→ **GOAL**: Reproduce, exactly and in full, the lines from the one with "Recreate this image" through the one with "import plotly.graph_objects as go" in the data below; drop pictures.

→ **DATA RECORDS**:
* start *

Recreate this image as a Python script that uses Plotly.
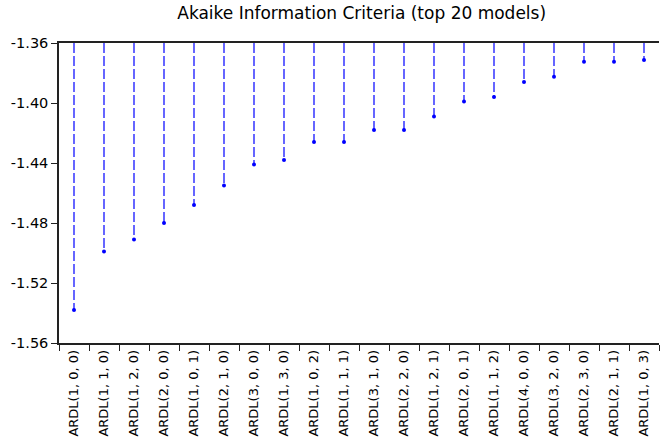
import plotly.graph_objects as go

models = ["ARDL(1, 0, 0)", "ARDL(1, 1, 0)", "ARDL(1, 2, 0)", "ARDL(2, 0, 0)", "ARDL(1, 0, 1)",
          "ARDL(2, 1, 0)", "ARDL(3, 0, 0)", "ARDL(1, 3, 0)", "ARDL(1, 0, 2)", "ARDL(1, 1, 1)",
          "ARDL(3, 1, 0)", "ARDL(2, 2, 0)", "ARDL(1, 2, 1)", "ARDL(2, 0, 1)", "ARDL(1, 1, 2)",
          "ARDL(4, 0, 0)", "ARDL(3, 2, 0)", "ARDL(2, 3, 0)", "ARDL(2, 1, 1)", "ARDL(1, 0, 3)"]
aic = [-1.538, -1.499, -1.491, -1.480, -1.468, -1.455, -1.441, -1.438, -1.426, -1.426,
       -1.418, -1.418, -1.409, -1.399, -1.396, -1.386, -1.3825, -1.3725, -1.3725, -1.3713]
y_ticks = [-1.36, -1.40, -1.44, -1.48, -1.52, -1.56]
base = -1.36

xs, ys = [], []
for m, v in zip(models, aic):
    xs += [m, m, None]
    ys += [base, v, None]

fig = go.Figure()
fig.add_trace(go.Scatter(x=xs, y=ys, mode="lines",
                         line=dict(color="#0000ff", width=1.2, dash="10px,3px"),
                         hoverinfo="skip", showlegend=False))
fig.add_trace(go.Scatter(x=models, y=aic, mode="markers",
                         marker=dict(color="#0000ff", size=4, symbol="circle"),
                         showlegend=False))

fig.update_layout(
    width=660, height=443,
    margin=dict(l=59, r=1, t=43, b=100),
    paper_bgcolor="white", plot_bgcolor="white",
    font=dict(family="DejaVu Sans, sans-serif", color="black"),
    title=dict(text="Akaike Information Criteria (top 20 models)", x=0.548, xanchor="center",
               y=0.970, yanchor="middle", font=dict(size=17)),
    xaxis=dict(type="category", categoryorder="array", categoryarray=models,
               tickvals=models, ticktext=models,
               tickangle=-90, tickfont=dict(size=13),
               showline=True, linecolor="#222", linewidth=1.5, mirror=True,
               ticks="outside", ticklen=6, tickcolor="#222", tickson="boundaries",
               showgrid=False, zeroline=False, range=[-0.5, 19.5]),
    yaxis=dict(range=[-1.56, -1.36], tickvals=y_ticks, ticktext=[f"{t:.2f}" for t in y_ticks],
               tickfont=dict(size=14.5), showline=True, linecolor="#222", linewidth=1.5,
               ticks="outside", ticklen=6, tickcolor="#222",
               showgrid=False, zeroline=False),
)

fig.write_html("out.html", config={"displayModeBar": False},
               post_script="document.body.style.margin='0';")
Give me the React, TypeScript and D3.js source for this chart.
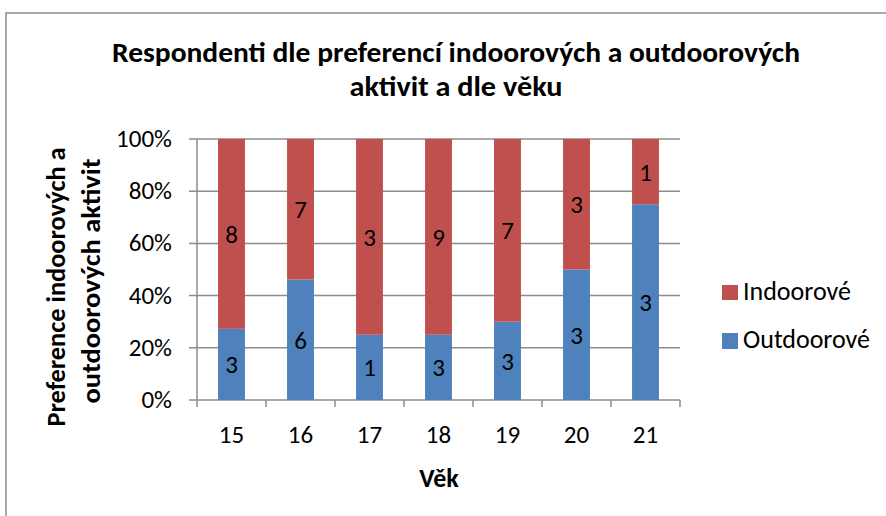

* end *
* start *

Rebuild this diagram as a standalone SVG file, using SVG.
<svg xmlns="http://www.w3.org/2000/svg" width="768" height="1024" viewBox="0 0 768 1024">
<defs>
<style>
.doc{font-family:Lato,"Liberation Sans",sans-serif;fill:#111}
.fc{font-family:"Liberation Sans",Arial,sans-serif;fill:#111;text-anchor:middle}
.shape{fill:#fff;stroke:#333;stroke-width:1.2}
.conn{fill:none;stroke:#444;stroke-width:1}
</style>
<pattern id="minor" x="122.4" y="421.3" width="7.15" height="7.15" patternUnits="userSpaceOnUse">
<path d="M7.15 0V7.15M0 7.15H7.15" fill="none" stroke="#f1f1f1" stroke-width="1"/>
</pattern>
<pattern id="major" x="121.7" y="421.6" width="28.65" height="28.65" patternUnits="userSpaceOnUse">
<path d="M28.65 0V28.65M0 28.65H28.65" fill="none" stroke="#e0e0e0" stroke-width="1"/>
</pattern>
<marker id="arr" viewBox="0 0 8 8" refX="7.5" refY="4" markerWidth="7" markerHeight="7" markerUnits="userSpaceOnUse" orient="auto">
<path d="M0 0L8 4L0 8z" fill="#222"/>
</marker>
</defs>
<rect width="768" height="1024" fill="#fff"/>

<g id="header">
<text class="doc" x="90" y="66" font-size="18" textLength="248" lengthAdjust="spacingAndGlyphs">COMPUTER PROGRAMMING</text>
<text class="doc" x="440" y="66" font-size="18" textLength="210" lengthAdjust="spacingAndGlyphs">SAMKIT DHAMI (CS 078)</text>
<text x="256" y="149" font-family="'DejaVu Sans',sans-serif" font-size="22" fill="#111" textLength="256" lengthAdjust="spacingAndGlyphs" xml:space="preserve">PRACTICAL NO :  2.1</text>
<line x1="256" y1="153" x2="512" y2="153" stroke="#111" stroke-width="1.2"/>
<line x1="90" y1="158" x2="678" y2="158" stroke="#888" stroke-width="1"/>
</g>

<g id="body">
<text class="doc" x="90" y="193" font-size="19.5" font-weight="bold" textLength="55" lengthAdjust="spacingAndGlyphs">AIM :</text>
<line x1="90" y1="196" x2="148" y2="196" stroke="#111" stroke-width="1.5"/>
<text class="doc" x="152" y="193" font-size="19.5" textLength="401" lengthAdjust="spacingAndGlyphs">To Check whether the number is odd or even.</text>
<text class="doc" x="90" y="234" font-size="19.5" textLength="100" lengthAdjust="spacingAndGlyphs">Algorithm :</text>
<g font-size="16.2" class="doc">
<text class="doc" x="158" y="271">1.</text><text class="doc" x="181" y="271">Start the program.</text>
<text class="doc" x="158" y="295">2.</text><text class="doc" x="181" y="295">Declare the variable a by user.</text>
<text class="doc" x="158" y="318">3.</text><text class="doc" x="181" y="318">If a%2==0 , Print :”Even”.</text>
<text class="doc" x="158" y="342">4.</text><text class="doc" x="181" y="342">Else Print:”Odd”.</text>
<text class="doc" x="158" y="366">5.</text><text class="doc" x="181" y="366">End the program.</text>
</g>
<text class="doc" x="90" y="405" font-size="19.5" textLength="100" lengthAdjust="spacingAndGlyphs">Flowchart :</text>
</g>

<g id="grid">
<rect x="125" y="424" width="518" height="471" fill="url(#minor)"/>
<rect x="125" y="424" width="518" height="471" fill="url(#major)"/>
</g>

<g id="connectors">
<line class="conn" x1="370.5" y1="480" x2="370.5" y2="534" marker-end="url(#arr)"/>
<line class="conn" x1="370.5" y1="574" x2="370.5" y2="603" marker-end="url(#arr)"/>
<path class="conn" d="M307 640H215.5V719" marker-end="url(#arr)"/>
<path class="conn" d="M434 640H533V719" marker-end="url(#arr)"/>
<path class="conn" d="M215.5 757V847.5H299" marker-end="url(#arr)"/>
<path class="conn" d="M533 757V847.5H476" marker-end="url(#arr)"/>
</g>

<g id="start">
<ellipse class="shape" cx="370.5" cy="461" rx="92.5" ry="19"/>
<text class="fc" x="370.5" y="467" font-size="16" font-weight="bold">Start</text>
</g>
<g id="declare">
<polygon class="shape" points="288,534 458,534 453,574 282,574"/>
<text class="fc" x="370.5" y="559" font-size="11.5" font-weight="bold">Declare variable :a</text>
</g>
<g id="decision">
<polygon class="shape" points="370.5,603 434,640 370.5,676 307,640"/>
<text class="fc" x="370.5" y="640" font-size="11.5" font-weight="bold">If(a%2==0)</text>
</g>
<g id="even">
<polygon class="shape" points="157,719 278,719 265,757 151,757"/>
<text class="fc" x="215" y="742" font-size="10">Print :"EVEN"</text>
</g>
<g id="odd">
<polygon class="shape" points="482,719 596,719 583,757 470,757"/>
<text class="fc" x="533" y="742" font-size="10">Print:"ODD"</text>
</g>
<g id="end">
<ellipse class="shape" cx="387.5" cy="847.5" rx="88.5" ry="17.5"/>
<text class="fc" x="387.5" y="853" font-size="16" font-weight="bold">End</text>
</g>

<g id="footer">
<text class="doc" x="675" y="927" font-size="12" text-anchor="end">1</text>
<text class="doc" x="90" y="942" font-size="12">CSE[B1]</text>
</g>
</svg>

* end *
* start *

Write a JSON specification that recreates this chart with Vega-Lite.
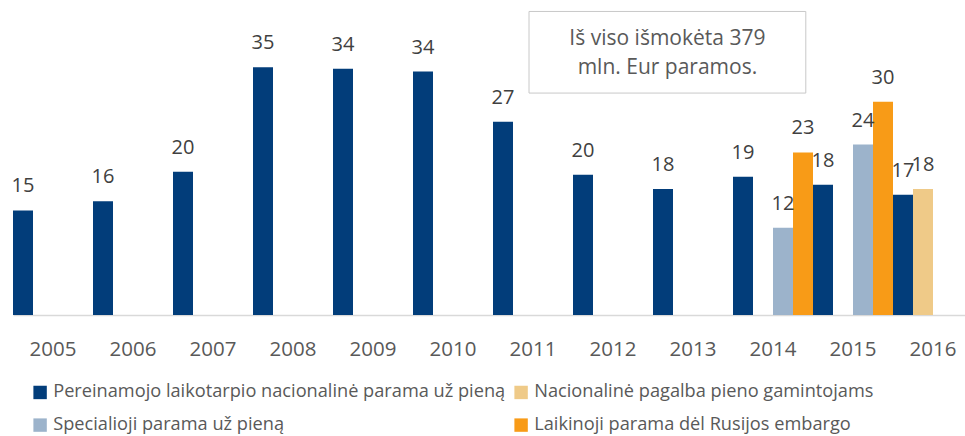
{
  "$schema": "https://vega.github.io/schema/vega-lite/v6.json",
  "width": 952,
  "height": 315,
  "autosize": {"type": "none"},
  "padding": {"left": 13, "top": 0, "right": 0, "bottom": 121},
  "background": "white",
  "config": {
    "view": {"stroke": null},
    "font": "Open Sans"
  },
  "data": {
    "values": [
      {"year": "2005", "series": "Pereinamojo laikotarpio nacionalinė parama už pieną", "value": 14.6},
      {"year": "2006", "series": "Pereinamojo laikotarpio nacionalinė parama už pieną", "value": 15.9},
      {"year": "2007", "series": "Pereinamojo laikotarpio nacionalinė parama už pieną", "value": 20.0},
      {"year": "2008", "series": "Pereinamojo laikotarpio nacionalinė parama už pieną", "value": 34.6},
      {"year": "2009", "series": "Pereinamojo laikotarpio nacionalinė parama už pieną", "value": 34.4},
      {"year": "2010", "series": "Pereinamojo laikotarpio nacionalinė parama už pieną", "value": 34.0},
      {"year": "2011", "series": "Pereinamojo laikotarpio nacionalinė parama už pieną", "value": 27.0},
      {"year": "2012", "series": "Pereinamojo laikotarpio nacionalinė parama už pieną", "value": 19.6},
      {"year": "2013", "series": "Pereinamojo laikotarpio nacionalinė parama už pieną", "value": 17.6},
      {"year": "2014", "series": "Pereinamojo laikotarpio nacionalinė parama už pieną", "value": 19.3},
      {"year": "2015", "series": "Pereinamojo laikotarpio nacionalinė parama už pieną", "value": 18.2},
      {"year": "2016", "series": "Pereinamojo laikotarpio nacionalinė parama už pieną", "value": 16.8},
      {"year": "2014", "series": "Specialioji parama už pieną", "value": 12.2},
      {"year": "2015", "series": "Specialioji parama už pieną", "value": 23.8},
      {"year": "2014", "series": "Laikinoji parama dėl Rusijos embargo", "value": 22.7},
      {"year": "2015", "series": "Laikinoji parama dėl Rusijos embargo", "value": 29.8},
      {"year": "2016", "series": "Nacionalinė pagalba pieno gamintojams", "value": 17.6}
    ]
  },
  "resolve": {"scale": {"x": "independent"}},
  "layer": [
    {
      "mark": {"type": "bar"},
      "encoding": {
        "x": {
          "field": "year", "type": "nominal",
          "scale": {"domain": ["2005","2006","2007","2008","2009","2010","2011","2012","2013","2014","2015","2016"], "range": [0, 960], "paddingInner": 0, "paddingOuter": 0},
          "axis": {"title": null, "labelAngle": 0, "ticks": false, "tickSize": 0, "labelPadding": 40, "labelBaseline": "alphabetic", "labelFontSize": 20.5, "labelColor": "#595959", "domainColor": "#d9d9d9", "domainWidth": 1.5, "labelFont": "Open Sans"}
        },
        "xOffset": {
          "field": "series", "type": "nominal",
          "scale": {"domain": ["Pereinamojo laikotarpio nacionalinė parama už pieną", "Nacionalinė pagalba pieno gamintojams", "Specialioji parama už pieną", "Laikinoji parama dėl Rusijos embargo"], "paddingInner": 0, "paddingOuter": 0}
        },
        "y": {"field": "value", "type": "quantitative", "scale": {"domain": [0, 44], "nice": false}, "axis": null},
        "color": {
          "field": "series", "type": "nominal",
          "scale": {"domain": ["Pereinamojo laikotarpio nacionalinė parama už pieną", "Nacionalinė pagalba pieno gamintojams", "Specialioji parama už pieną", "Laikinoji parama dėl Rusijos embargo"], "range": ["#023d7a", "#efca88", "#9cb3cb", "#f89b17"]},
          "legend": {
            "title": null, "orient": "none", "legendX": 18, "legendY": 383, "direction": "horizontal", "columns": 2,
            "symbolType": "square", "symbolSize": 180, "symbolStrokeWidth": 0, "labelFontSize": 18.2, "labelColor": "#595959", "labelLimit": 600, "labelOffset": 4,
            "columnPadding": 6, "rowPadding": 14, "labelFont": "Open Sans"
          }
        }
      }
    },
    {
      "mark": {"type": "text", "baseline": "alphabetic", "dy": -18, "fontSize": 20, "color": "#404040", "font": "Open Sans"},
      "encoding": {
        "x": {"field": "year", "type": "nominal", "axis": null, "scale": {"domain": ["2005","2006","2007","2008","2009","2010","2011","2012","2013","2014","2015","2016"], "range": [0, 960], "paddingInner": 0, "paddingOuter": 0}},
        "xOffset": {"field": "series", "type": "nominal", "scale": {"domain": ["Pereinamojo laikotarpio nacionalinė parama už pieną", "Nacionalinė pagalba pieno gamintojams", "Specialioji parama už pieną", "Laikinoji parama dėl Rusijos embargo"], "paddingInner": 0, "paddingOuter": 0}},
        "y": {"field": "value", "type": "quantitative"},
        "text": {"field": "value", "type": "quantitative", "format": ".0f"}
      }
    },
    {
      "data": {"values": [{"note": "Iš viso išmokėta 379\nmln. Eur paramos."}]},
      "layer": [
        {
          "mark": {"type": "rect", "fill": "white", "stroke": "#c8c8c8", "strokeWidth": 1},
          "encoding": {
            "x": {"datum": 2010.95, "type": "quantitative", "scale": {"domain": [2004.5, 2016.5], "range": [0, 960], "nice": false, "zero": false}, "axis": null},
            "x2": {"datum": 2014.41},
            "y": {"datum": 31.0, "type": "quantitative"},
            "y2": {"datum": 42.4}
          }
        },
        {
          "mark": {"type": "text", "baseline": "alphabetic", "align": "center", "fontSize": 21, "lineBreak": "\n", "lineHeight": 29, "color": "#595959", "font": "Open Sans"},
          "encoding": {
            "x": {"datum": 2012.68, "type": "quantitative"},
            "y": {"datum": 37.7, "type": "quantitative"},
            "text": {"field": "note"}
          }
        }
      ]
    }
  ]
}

* end *

→ **TASK RESULT**:
Recreate this image as a Python script that uses Plotly.
import plotly.graph_objects as go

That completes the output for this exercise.